TASK OBJECTIVE: In the entries below, which lines run from the one containing "Generate a Python" to the one containing "fig = go.Figure()"? Copy exactly those lines, ends included, and no others.

— Start DATASET —

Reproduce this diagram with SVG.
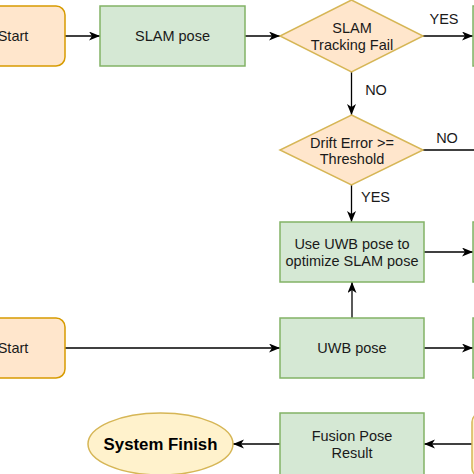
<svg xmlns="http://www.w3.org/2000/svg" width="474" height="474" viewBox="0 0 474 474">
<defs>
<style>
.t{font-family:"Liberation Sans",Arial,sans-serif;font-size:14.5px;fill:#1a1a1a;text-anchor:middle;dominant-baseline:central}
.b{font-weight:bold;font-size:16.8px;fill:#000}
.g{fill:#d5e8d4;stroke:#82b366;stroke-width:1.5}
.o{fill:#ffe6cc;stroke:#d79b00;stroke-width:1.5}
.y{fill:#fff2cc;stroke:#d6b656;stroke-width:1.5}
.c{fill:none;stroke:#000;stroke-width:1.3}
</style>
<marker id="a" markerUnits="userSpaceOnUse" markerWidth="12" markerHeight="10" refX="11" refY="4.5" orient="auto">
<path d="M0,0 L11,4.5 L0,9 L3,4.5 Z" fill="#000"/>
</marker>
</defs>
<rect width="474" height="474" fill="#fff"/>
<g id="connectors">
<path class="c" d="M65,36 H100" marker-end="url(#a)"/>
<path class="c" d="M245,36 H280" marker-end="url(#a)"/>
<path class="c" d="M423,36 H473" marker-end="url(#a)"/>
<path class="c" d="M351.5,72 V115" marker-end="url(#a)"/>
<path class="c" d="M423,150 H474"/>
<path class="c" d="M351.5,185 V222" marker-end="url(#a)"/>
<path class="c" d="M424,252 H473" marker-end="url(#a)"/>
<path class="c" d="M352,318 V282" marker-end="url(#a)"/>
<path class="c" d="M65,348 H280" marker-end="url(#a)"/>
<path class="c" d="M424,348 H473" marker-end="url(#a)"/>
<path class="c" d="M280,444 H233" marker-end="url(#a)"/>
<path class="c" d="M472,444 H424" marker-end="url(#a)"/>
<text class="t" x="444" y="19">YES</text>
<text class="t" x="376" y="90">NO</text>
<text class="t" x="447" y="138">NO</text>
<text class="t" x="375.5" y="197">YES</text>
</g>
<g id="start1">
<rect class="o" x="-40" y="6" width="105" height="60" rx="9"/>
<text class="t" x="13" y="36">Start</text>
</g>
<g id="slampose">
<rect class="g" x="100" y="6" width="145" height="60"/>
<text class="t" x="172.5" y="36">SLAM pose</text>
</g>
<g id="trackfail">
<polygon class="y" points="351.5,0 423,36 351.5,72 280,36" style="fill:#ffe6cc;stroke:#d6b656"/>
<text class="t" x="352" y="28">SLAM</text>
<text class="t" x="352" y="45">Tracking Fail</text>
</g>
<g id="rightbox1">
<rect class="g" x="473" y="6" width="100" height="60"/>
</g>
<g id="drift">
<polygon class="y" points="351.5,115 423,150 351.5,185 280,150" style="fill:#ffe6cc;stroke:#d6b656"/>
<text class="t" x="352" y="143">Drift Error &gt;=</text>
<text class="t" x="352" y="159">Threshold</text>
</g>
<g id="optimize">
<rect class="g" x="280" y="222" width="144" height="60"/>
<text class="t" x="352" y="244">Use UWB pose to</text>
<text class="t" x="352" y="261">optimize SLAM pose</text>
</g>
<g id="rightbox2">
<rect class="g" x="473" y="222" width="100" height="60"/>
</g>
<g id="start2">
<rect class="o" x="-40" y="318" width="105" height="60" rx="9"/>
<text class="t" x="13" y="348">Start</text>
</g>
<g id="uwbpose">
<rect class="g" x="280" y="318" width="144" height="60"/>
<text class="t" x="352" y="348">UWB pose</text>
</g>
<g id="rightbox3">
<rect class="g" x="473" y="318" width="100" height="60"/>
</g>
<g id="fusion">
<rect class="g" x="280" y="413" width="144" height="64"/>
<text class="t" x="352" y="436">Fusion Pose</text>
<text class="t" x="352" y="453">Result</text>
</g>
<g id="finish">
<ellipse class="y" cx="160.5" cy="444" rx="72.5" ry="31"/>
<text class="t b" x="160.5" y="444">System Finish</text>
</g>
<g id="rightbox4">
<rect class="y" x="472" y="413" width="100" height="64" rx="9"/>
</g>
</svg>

— End DATASET —
— Start DATASET —

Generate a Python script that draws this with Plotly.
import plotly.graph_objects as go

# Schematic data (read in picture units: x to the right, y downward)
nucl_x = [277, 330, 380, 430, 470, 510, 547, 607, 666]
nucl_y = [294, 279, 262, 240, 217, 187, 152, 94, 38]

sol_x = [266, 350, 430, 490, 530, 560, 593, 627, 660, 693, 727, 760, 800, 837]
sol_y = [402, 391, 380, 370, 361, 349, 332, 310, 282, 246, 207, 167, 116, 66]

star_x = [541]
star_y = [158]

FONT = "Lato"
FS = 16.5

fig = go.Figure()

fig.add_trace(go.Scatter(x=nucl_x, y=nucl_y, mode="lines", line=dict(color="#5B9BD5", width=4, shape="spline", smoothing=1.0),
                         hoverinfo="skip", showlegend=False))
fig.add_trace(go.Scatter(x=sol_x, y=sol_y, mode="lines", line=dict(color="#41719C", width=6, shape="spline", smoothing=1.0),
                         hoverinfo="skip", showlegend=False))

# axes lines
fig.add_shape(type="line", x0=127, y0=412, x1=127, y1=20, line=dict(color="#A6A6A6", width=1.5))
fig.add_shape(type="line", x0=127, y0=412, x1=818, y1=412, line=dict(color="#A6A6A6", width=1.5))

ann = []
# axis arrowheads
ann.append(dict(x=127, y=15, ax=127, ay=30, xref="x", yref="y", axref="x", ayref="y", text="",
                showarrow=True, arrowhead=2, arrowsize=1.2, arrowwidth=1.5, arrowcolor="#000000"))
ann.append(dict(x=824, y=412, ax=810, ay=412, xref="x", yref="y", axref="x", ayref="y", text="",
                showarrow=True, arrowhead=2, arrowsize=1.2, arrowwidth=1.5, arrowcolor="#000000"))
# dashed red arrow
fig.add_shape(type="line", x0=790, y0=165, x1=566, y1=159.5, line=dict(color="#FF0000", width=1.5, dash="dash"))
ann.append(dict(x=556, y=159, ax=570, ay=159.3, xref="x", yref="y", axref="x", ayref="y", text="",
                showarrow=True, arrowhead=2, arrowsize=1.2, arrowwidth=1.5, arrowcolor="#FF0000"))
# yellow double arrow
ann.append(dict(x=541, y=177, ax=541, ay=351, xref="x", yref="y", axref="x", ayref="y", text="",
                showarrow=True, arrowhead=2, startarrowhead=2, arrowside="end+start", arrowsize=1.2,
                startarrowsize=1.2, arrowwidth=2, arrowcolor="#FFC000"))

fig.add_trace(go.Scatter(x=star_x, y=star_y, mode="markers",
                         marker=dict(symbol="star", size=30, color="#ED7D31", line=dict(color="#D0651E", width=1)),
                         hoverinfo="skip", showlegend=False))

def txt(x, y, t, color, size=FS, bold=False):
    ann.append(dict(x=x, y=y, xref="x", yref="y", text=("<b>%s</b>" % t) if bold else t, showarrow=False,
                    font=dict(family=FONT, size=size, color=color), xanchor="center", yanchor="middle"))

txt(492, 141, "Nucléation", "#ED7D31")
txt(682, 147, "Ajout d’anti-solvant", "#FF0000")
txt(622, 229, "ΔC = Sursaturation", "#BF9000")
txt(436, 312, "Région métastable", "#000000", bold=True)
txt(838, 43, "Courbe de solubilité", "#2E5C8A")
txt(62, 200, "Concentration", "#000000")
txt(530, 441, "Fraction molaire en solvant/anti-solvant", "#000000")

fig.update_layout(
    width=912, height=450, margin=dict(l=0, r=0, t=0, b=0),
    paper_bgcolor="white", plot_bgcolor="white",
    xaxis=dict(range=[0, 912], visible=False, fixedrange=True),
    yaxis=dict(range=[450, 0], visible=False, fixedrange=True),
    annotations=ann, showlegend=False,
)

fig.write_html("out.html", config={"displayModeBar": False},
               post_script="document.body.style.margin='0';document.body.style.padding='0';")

— End DATASET —

CORRECT RESULT:
Generate a Python script that draws this with Plotly.
import plotly.graph_objects as go

# Schematic data (read in picture units: x to the right, y downward)
nucl_x = [277, 330, 380, 430, 470, 510, 547, 607, 666]
nucl_y = [294, 279, 262, 240, 217, 187, 152, 94, 38]

sol_x = [266, 350, 430, 490, 530, 560, 593, 627, 660, 693, 727, 760, 800, 837]
sol_y = [402, 391, 380, 370, 361, 349, 332, 310, 282, 246, 207, 167, 116, 66]

star_x = [541]
star_y = [158]

FONT = "Lato"
FS = 16.5

fig = go.Figure()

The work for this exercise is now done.